DURTHALER v. ACCOUNTS RECEIVABLE MANAGEMENT, INC.

United States District Court, Southern District of Ohio (2012)

Facts

Issue

Holding — Sargus, J.

Rule

Reasoning

Deep Dive: How the Court Reached Its Decision

Factual Background

In Durthaler v. Accounts Receivable Mgmt., Inc., the plaintiff, Michael Durthaler, financed a vehicle and later surrendered it due to defaulting on payments, resulting in an outstanding balance of approximately $13,000 owed to Nuvell National Auto Finance. The defendant, Accounts Receivable Management (ARM), began contacting Durthaler in an effort to collect this debt, making a total of 32 phone calls, including two calls to Durthaler's roommate without his consent. Durthaler requested ARM to cease contacting his roommate but did not explicitly request that ARM stop calling him directly. Instead, he informed ARM during a conversation that he could not pay the debt. Following the filing of cross-motions for summary judgment by both parties, the court reviewed the evidence and arguments presented.

Legal Standards for Summary Judgment

The court applied the standard for summary judgment as outlined in Federal Rule of Civil Procedure 56, which allows for judgment when there is no genuine dispute regarding any material fact and the movant is entitled to judgment as a matter of law. The party seeking summary judgment bears the initial burden of establishing the absence of a genuine issue of material fact. In this case, both parties filed cross-motions for summary judgment, meaning each had to demonstrate that no genuine issue of material fact existed regarding their claims. The court emphasized that it must consider each motion on its own merits, viewing facts and inferences in the light most favorable to the non-moving party.

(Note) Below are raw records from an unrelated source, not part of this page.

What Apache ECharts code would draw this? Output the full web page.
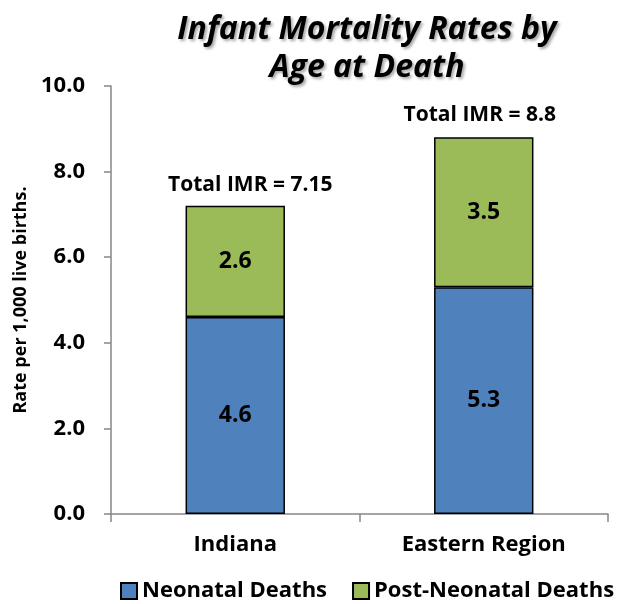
<!DOCTYPE html>
<html>
<head>
<meta charset="utf-8">
<script src="https://cdn.jsdelivr.net/npm/echarts@6/dist/echarts.min.js"></script>
<style>
  html, body { margin: 0; padding: 0; background: #fff; }
  #chart { width: 620px; height: 604px; }
</style>
</head>
<body>
<div id="chart"></div>
<script>
// data
const regions = ['Indiana', 'Eastern Region'];
const neonatal = [4.6, 5.3];
const postNeonatal = [2.6, 3.5];
const totalIMR = [7.15, 8.8];
const yTicks = [0, 2, 4, 6, 8, 10];

const FONT = '"Open Sans", sans-serif';
const AXIS_GRAY = '#868686';

const chart = echarts.init(document.getElementById('chart'));

// label nudges for the total text (the original sits a bit off centre)
const totalOffsets = [[15, 0], [-4, 0]];

const option = {
  backgroundColor: '#fff',
  animation: false,
  textStyle: { fontFamily: FONT },
  title: {
    text: 'Infant Mortality Rates by\nAge at Death',
    left: 362,
    textAlign: 'center',
    top: 6,
    textStyle: {
      fontFamily: FONT,
      fontSize: 32,
      fontWeight: 'bold',
      fontStyle: 'italic',
      color: '#000',
      lineHeight: 38,
      textShadowColor: 'rgba(0,0,0,0.35)',
      textShadowBlur: 3,
      textShadowOffsetX: 2,
      textShadowOffsetY: 2
    }
  },
  legend: {
    data: ['Neonatal Deaths', 'Post-Neonatal Deaths'],
    top: 575,
    left: 115,
    width: 560,
    icon: 'rect',
    itemWidth: 16,
    itemHeight: 16,
    itemGap: 25,
    textStyle: { fontFamily: FONT, fontSize: 22, fontWeight: 'bold', color: '#000' }
  },
  grid: { left: 111, right: 12, top: 86, bottom: 90 },
  xAxis: {
    type: 'category',
    data: regions,
    axisLine: { lineStyle: { color: AXIS_GRAY, width: 1.5 } },
    axisTick: { show: true, length: 8, lineStyle: { color: AXIS_GRAY, width: 1.5 } },
    axisLabel: { fontFamily: FONT, fontSize: 22, fontWeight: 'bold', color: '#000', margin: 20 }
  },
  yAxis: {
    type: 'value',
    min: yTicks[0],
    max: yTicks[yTicks.length - 1],
    interval: 2,
    name: 'Rate per 1,000 live births.',
    nameLocation: 'middle',
    nameRotate: 90,
    nameGap: 76,
    nameTextStyle: { fontFamily: FONT, fontSize: 18, fontWeight: 'bold', color: '#000' },
    axisLine: { show: true, lineStyle: { color: AXIS_GRAY, width: 1.5 } },
    axisTick: { show: true, length: 7, lineStyle: { color: AXIS_GRAY, width: 1.5 } },
    splitLine: { show: false },
    axisLabel: {
      fontFamily: FONT, fontSize: 22, fontWeight: 'bold', color: '#000', margin: 26,
      formatter: v => v.toFixed(1)
    }
  },
  series: [
    {
      name: 'Neonatal Deaths',
      type: 'bar',
      stack: 'imr',
      barWidth: '40%',
      data: neonatal,
      itemStyle: { color: '#4F81BD', borderColor: '#000', borderWidth: 1.5 },
      label: {
        show: true, position: 'inside',
        fontFamily: FONT, fontSize: 23, fontWeight: 'bold', color: '#000',
        formatter: p => p.value.toFixed(1)
      }
    },
    {
      name: 'Post-Neonatal Deaths',
      type: 'bar',
      stack: 'imr',
      barWidth: '40%',
      data: postNeonatal,
      itemStyle: { color: '#9BBB59', borderColor: '#000', borderWidth: 1.5 },
      label: {
        show: true, position: 'inside',
        fontFamily: FONT, fontSize: 23, fontWeight: 'bold', color: '#000',
        formatter: p => p.value.toFixed(1)
      }
    },
    {
      name: 'Total IMR',
      type: 'scatter',
      symbolSize: 0,
      silent: true,
      data: totalIMR.map((v, i) => ({
        value: v,
        label: { offset: totalOffsets[i] }
      })),
      label: {
        show: true, position: 'top', distance: 12,
        fontFamily: FONT, fontSize: 21, fontWeight: 'bold', color: '#000', opacity: 1,
        formatter: p => 'Total IMR = ' + p.value
      }
    }
  ]
};

chart.setOption(option);
</script>
</body>
</html>
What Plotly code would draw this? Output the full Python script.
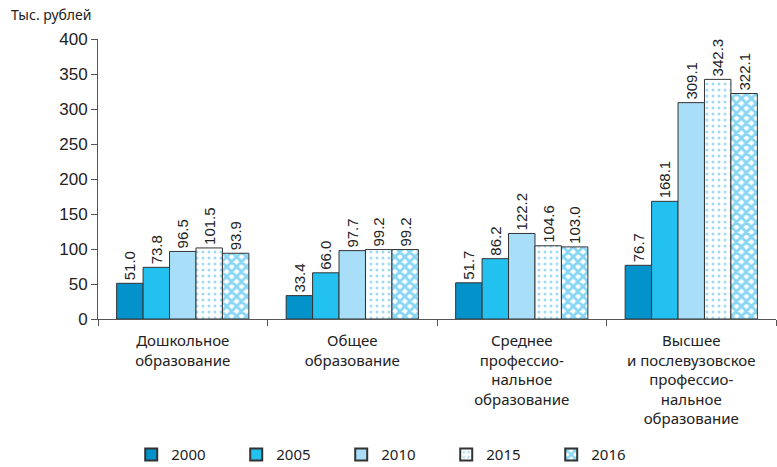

Harassment Claims Under the FDCPA

The court examined the plaintiff's allegations regarding the violation of the anti-harassment provision of the Fair Debt Collection Practices Act (FDCPA), specifically 15 U.S.C. § 1692d. The court noted that a debt collector may not engage in conduct that harasses, oppresses, or abuses any person in the collection of a debt. Although Durthaler argued that 32 calls were excessive, the court found that the frequency of calls did not rise to the level established in previous cases where no violations were found. The court recognized that many calls were made to different numbers, and thus, the claims of harassment were not substantiated. Additionally, the court highlighted that Durthaler did not directly request ARM to stop contacting him, as his requests were directed at his roommate's number.

Disclosure Requirements Under the FDCPA

The court addressed the plaintiff's claim regarding the disclosure requirements of the FDCPA, which mandates that debt collectors must inform consumers that they are attempting to collect a debt. The court found that ARM had implemented adequate procedures to comply with these requirements, including training its employees to disclose this information in communications. Although Durthaler contended that two voicemail messages did not contain the required disclosures, the court determined that any failure in disclosure was unintentional. ARM successfully established the bona fide error defense, demonstrating that its employees were trained and instructed to provide the necessary disclosures in all communications with consumers.

Bona Fide Error Defense

The court concluded that the defendant was entitled to the bona fide error defense under the FDCPA. To qualify for this defense, the defendant must show that the violation was unintentional, resulted from a bona fide error, and that it maintained procedures reasonably adapted to avoid such errors. The court found that ARM had established adequate training and procedures to ensure compliance with the FDCPA, including mandatory training sessions and monitoring of calls. Evidence indicated that employees, including those who left the messages in question, were trained specifically on the requirements under § 1692e(11). As such, the court determined that ARM's actions did not demonstrate intent to violate the statute, and the errors were indeed bona fide.